SHORT EXERCISE »
The required output is the block of lines from the line with "Emit a web page" to the line with "margin.top - margin.bottom;", endpoints included and pictures omitted.

═══ PROVIDED INFORMATION

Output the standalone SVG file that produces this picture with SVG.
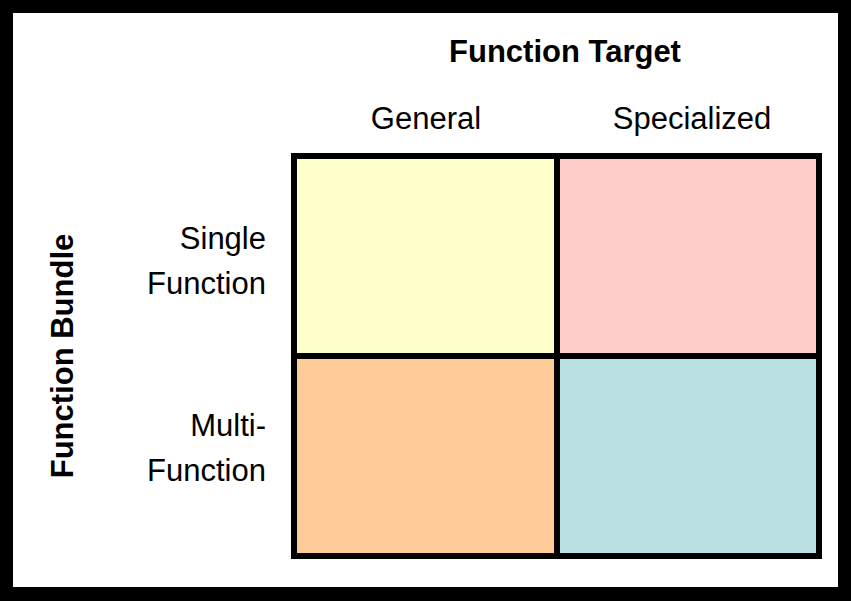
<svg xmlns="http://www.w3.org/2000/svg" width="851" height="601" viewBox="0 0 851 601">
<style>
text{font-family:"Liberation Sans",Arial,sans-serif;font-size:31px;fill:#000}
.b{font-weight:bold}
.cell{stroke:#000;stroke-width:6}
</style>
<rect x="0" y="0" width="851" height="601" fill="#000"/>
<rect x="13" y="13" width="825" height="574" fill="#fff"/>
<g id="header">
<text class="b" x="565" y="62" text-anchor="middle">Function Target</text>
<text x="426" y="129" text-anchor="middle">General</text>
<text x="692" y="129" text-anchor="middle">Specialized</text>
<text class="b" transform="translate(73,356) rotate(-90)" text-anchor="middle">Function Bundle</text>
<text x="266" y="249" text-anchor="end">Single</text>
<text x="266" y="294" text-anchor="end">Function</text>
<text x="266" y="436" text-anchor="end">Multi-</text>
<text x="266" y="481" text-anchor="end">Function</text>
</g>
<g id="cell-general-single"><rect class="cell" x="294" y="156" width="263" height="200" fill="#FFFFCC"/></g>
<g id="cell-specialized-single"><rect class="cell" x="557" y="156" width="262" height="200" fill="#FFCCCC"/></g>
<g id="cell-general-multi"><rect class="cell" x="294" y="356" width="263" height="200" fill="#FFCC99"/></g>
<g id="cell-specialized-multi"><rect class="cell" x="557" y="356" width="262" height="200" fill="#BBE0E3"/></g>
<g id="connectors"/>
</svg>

══════
═══ PROVIDED INFORMATION

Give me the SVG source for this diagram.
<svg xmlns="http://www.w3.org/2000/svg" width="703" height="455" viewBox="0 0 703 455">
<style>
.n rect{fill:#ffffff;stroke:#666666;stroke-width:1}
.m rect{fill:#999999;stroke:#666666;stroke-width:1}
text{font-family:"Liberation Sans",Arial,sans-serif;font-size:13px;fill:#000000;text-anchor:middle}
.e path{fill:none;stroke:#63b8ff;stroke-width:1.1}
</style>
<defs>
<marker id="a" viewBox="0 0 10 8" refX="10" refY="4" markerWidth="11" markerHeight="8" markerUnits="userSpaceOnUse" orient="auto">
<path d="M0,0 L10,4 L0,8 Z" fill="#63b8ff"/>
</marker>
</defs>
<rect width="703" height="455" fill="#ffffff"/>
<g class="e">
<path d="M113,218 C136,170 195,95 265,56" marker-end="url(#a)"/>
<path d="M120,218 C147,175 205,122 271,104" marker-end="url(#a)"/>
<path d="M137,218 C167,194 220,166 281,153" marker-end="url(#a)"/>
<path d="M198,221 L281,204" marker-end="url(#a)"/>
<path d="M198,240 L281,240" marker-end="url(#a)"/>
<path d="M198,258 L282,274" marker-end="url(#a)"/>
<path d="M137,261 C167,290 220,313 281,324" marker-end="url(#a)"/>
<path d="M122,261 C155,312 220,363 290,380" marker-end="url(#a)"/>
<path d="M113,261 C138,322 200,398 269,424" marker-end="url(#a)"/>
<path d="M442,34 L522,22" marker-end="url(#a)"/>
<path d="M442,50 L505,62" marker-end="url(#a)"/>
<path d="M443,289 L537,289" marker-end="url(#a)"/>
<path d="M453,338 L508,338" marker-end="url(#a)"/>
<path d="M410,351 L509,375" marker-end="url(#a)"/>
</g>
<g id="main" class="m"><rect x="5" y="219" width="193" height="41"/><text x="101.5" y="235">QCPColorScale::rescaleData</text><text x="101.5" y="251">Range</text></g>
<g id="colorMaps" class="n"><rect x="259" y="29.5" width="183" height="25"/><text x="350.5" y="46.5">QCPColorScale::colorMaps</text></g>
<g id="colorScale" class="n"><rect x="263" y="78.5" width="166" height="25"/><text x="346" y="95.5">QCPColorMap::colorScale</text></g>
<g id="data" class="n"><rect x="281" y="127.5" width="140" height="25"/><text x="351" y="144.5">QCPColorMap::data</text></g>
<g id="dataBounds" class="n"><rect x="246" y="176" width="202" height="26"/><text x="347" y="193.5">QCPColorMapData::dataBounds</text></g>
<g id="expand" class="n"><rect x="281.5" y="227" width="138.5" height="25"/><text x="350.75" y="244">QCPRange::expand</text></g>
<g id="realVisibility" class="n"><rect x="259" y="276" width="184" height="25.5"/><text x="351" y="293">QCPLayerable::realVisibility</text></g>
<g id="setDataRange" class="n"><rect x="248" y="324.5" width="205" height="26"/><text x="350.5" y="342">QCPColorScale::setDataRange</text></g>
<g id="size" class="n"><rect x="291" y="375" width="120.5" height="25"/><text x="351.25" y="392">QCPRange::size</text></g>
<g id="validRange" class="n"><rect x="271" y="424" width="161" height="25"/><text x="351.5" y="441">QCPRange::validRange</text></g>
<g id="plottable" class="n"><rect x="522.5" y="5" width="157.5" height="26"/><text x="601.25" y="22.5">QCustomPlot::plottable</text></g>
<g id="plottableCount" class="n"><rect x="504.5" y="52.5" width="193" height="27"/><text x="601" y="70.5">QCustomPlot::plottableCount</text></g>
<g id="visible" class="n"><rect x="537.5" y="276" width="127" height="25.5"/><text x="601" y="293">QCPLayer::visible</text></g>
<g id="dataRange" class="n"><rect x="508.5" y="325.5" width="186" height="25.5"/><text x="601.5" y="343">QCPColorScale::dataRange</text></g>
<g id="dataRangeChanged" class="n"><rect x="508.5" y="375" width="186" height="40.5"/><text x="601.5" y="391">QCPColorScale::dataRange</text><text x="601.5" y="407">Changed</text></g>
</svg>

══════
═══ PROVIDED INFORMATION

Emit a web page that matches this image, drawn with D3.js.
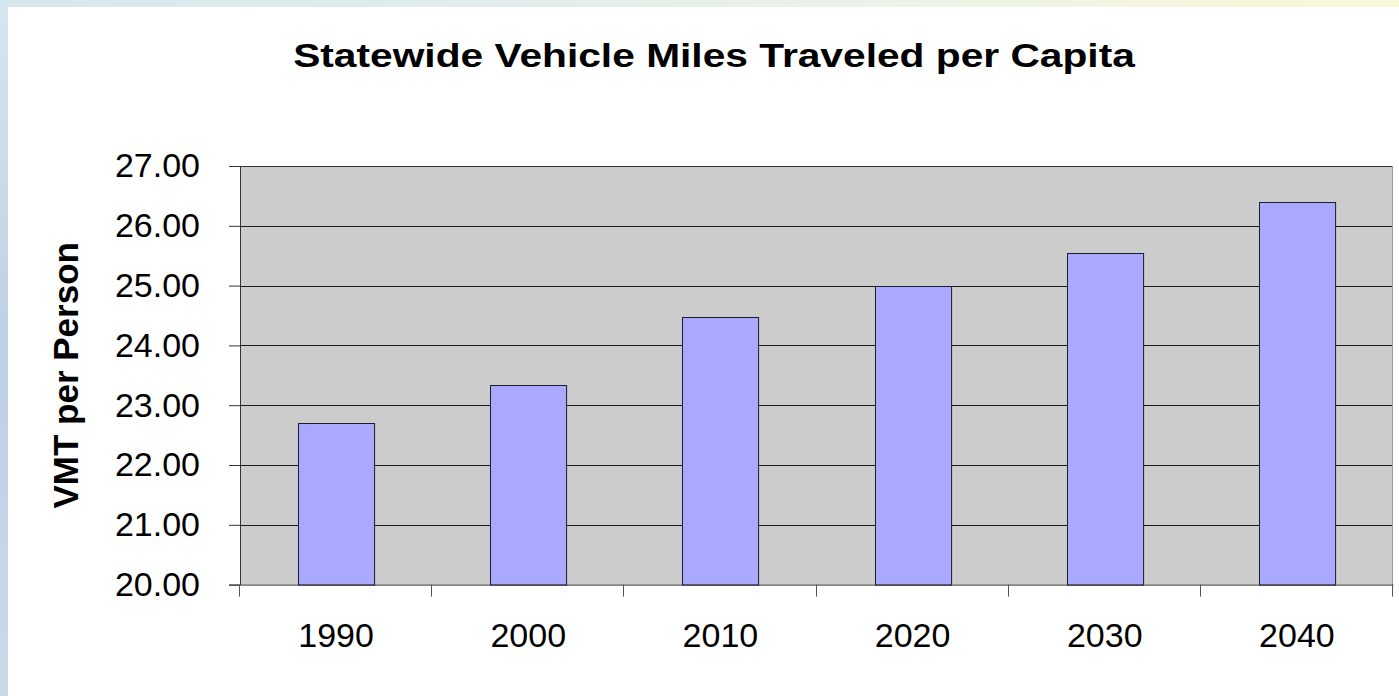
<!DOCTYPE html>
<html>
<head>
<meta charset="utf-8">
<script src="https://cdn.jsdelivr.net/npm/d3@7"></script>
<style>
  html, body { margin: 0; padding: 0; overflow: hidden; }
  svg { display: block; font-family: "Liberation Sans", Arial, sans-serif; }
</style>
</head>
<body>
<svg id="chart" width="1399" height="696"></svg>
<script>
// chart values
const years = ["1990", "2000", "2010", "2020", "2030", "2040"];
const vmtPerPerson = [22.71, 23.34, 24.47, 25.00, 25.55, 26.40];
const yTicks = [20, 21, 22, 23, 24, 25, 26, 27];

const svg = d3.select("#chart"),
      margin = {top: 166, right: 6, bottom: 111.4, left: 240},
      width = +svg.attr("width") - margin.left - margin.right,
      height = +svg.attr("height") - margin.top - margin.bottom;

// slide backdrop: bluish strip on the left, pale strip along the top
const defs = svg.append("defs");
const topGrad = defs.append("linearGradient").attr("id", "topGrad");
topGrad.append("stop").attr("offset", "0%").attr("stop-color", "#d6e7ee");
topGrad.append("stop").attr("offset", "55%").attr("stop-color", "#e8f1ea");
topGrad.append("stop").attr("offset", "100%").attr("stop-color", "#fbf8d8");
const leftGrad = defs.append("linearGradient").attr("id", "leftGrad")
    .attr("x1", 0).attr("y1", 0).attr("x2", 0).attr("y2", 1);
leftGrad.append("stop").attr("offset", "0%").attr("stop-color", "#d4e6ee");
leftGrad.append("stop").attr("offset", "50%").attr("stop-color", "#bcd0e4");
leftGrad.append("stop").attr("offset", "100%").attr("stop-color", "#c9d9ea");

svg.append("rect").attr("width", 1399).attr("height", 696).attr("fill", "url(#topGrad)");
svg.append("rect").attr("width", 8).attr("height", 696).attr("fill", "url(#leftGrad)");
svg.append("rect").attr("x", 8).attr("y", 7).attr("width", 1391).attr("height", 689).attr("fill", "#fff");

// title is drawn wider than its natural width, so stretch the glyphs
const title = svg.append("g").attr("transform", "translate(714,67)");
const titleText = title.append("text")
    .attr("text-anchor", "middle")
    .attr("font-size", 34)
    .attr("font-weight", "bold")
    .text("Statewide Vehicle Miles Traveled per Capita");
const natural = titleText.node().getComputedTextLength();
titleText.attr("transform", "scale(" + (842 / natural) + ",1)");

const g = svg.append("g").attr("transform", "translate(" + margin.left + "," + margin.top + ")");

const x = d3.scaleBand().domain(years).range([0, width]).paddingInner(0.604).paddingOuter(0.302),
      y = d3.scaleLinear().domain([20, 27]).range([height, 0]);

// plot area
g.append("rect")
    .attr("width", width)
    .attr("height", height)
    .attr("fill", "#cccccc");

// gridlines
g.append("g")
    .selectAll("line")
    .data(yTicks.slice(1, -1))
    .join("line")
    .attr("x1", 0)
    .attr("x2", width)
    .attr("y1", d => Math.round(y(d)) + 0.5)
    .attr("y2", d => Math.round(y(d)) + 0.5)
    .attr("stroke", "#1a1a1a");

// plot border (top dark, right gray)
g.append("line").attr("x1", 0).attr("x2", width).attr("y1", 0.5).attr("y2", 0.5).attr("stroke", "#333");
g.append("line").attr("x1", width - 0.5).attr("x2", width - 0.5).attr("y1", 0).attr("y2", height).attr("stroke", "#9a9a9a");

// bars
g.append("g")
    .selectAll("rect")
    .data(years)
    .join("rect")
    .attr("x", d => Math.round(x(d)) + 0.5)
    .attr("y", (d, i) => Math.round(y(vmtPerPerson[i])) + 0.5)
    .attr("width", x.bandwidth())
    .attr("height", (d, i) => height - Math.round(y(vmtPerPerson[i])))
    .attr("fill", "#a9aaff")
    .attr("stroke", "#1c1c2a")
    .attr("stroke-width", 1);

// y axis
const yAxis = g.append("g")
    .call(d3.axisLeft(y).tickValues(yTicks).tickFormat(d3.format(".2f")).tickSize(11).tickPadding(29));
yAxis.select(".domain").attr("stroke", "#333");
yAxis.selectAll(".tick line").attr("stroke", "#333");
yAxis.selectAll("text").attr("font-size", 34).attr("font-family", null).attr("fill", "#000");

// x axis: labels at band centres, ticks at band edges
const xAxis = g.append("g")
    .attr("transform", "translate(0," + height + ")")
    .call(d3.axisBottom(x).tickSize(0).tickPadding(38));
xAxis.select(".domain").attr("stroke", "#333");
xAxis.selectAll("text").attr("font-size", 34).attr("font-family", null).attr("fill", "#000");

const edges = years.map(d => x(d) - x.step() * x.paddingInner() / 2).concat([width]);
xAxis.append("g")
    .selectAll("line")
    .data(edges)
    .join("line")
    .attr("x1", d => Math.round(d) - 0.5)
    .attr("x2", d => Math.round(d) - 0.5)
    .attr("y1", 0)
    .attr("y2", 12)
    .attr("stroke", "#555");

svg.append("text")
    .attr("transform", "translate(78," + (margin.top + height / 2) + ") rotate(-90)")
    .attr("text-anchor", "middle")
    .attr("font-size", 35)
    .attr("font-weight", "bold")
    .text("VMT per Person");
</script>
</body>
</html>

══════

TASK OUTPUT »
Emit a web page that matches this image, drawn with D3.js.
<!DOCTYPE html>
<html>
<head>
<meta charset="utf-8">
<script src="https://cdn.jsdelivr.net/npm/d3@7"></script>
<style>
  html, body { margin: 0; padding: 0; overflow: hidden; }
  svg { display: block; font-family: "Liberation Sans", Arial, sans-serif; }
</style>
</head>
<body>
<svg id="chart" width="1399" height="696"></svg>
<script>
// chart values
const years = ["1990", "2000", "2010", "2020", "2030", "2040"];
const vmtPerPerson = [22.71, 23.34, 24.47, 25.00, 25.55, 26.40];
const yTicks = [20, 21, 22, 23, 24, 25, 26, 27];

const svg = d3.select("#chart"),
      margin = {top: 166, right: 6, bottom: 111.4, left: 240},
      width = +svg.attr("width") - margin.left - margin.right,
      height = +svg.attr("height") - margin.top - margin.bottom;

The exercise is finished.